* _THE REQUEST_
Leave out every picture, then transcribe the rest of the listing exactly.

* _DATA SECTION_

>>>>>

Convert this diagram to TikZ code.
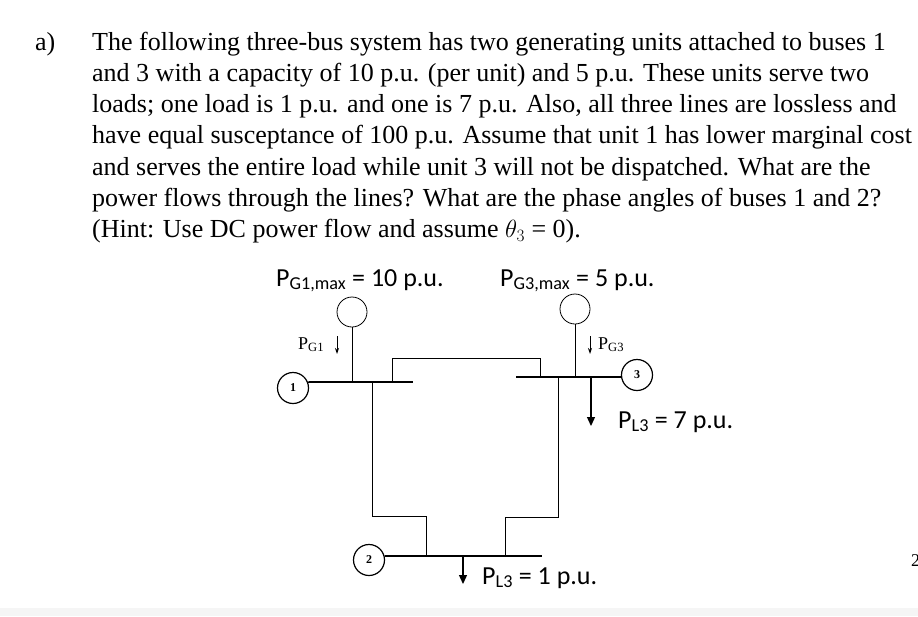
\documentclass[tikz,border=0pt]{standalone}
\usepackage{fontspec}
\usetikzlibrary{arrows.meta}
\setmainfont{Liberation Serif}
\newfontfamily\calfont{Carlito}
\begin{document}
\begin{tikzpicture}[x=1pt,y=-1pt,
  txt/.style={anchor=base west,inner sep=0pt,font=\fontsize{26}{30}\selectfont},
  lbl/.style={anchor=base west,inner sep=0pt,font=\calfont\fontsize{26}{30}\selectfont},
  busno/.style={circle,draw,line width=1.2pt,minimum size=31pt,inner sep=0pt,font=\bfseries\fontsize{12}{13}\selectfont},
  gen/.style={circle,draw,line width=0.8pt,minimum size=30pt,inner sep=0pt},
  bar/.style={line width=2.6pt},
  ln/.style={line width=0.9pt},
  ld/.style={line width=1.3pt,-{Triangle[width=8pt,length=9pt]}},
  sm/.style={line width=0.9pt,-{Stealth[width=4pt,length=6pt]}},
  pg/.style={anchor=base west,inner sep=0pt,font=\fontsize{18}{20}\selectfont}]
\useasboundingbox (0,0) rectangle (918,616);
\fill[black!4] (0,608) rectangle (918,616);
\node[txt] (a) at (35,50) {a)};
\foreach \t [count=\i] in {
 {The following three-bus system has two generating units attached to buses 1},
 {and 3 with a capacity of 10 p.u. (per unit) and 5 p.u. These units serve two},
 {loads; one load is 1 p.u. and one is 7 p.u. Also, all three lines are lossless and},
 {have equal susceptance of 100 p.u. Assume that unit 1 has lower marginal cost},
 {and serves the entire load while unit 3 will not be dispatched. What are the},
 {power flows through the lines? What are the phase angles of buses 1 and 2?},
 {(Hint: Use DC power flow and assume $\theta_3$ = 0).}}
 \node[txt] (t\i) at (92,50+31.3*\i-31.3) {\t};
\node[lbl] (m1) at (276,286) {P\textsubscript{G1,max} = 10 p.u.};
\node[lbl] (m3) at (500,286) {P\textsubscript{G3,max} = 5 p.u.};
% buses
\node[busno] (b1) at (293,388) {1};
\node[busno] (b3) at (637,375) {3};
\node[busno] (b2) at (369,560) {2};
\coordinate (b1l) at (309,382); \coordinate (b1r) at (413,382);
\coordinate (b3l) at (516,377); \coordinate (b3r) at (621,377);
\coordinate (b2l) at (385,556); \coordinate (b2r) at (542,556);
\draw[line width=1.4pt] (b1) -- (b1l); \draw[bar] (b1l) -- (b1r);
\draw[line width=1.4pt] (b3) -- (b3r); \draw[bar] (b3l) -- (b3r);
\draw[line width=1.4pt] (b2) -- (b2l); \draw[bar] (b2l) -- (b2r);
% generators
\node[gen] (g1) at (352,312) {};
\node[gen] (g3) at (575,309) {};
\draw[ln] (g1) -- (352,382);
\draw[ln] (g3) -- (575,377);
\draw[sm] (337,336) -- (337,354);
\draw[sm] (590,336) -- (590,354);
\node[pg] (p1) at (298,349) {P\textsubscript{G1}};
\node[pg] (p3) at (598,349) {P\textsubscript{G3}};
% lines
\draw[ln] (392,382) |- (540,358) -- (540,377);
\draw[ln] (372,382) |- (426,516) -- (426,556);
\draw[ln] (558,377) |- (505,517) -- (505,556);
% loads
\draw[ld] (591,377) -- (591,426);
\draw[ld] (463,556) -- (463,584);
\node[lbl] (l3) at (618,428) {P\textsubscript{L3} = 7 p.u.};
\node[lbl] (l2) at (482,584) {P\textsubscript{L3} = 1 p.u.};
\node[txt,font=\fontsize{18}{20}\selectfont] (cut) at (911,566) {2};
\end{tikzpicture}
\end{document}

<<<<<

* _EXERCISE ANSWER_
Convert this diagram to TikZ code.
\documentclass[tikz,border=0pt]{standalone}
\usepackage{fontspec}
\usetikzlibrary{arrows.meta}
\setmainfont{Liberation Serif}
\newfontfamily\calfont{Carlito}
\begin{document}
\begin{tikzpicture}[x=1pt,y=-1pt,
  txt/.style={anchor=base west,inner sep=0pt,font=\fontsize{26}{30}\selectfont},
  lbl/.style={anchor=base west,inner sep=0pt,font=\calfont\fontsize{26}{30}\selectfont},
  busno/.style={circle,draw,line width=1.2pt,minimum size=31pt,inner sep=0pt,font=\bfseries\fontsize{12}{13}\selectfont},
  gen/.style={circle,draw,line width=0.8pt,minimum size=30pt,inner sep=0pt},
  bar/.style={line width=2.6pt},
  ln/.style={line width=0.9pt},
  ld/.style={line width=1.3pt,-{Triangle[width=8pt,length=9pt]}},
  sm/.style={line width=0.9pt,-{Stealth[width=4pt,length=6pt]}},
  pg/.style={anchor=base west,inner sep=0pt,font=\fontsize{18}{20}\selectfont}]
\useasboundingbox (0,0) rectangle (918,616);
\fill[black!4] (0,608) rectangle (918,616);
\node[txt] (a) at (35,50) {a)};
\foreach \t [count=\i] in {
 {The following three-bus system has two generating units attached to buses 1},
 {and 3 with a capacity of 10 p.u. (per unit) and 5 p.u. These units serve two},
 {loads; one load is 1 p.u. and one is 7 p.u. Also, all three lines are lossless and},
 {have equal susceptance of 100 p.u. Assume that unit 1 has lower marginal cost},
 {and serves the entire load while unit 3 will not be dispatched. What are the},
 {power flows through the lines? What are the phase angles of buses 1 and 2?},
 {(Hint: Use DC power flow and assume $\theta_3$ = 0).}}
 \node[txt] (t\i) at (92,50+31.3*\i-31.3) {\t};
\node[lbl] (m1) at (276,286) {P\textsubscript{G1,max} = 10 p.u.};
\node[lbl] (m3) at (500,286) {P\textsubscript{G3,max} = 5 p.u.};
% buses
\node[busno] (b1) at (293,388) {1};
\node[busno] (b3) at (637,375) {3};
\node[busno] (b2) at (369,560) {2};
\coordinate (b1l) at (309,382); \coordinate (b1r) at (413,382);
\coordinate (b3l) at (516,377); \coordinate (b3r) at (621,377);
\coordinate (b2l) at (385,556); \coordinate (b2r) at (542,556);
\draw[line width=1.4pt] (b1) -- (b1l); \draw[bar] (b1l) -- (b1r);
\draw[line width=1.4pt] (b3) -- (b3r); \draw[bar] (b3l) -- (b3r);
\draw[line width=1.4pt] (b2) -- (b2l); \draw[bar] (b2l) -- (b2r);
% generators
\node[gen] (g1) at (352,312) {};
\node[gen] (g3) at (575,309) {};
\draw[ln] (g1) -- (352,382);
\draw[ln] (g3) -- (575,377);
\draw[sm] (337,336) -- (337,354);
\draw[sm] (590,336) -- (590,354);
\node[pg] (p1) at (298,349) {P\textsubscript{G1}};
\node[pg] (p3) at (598,349) {P\textsubscript{G3}};
% lines
\draw[ln] (392,382) |- (540,358) -- (540,377);
\draw[ln] (372,382) |- (426,516) -- (426,556);
\draw[ln] (558,377) |- (505,517) -- (505,556);
% loads
\draw[ld] (591,377) -- (591,426);
\draw[ld] (463,556) -- (463,584);
\node[lbl] (l3) at (618,428) {P\textsubscript{L3} = 7 p.u.};
\node[lbl] (l2) at (482,584) {P\textsubscript{L3} = 1 p.u.};
\node[txt,font=\fontsize{18}{20}\selectfont] (cut) at (911,566) {2};
\end{tikzpicture}
\end{document}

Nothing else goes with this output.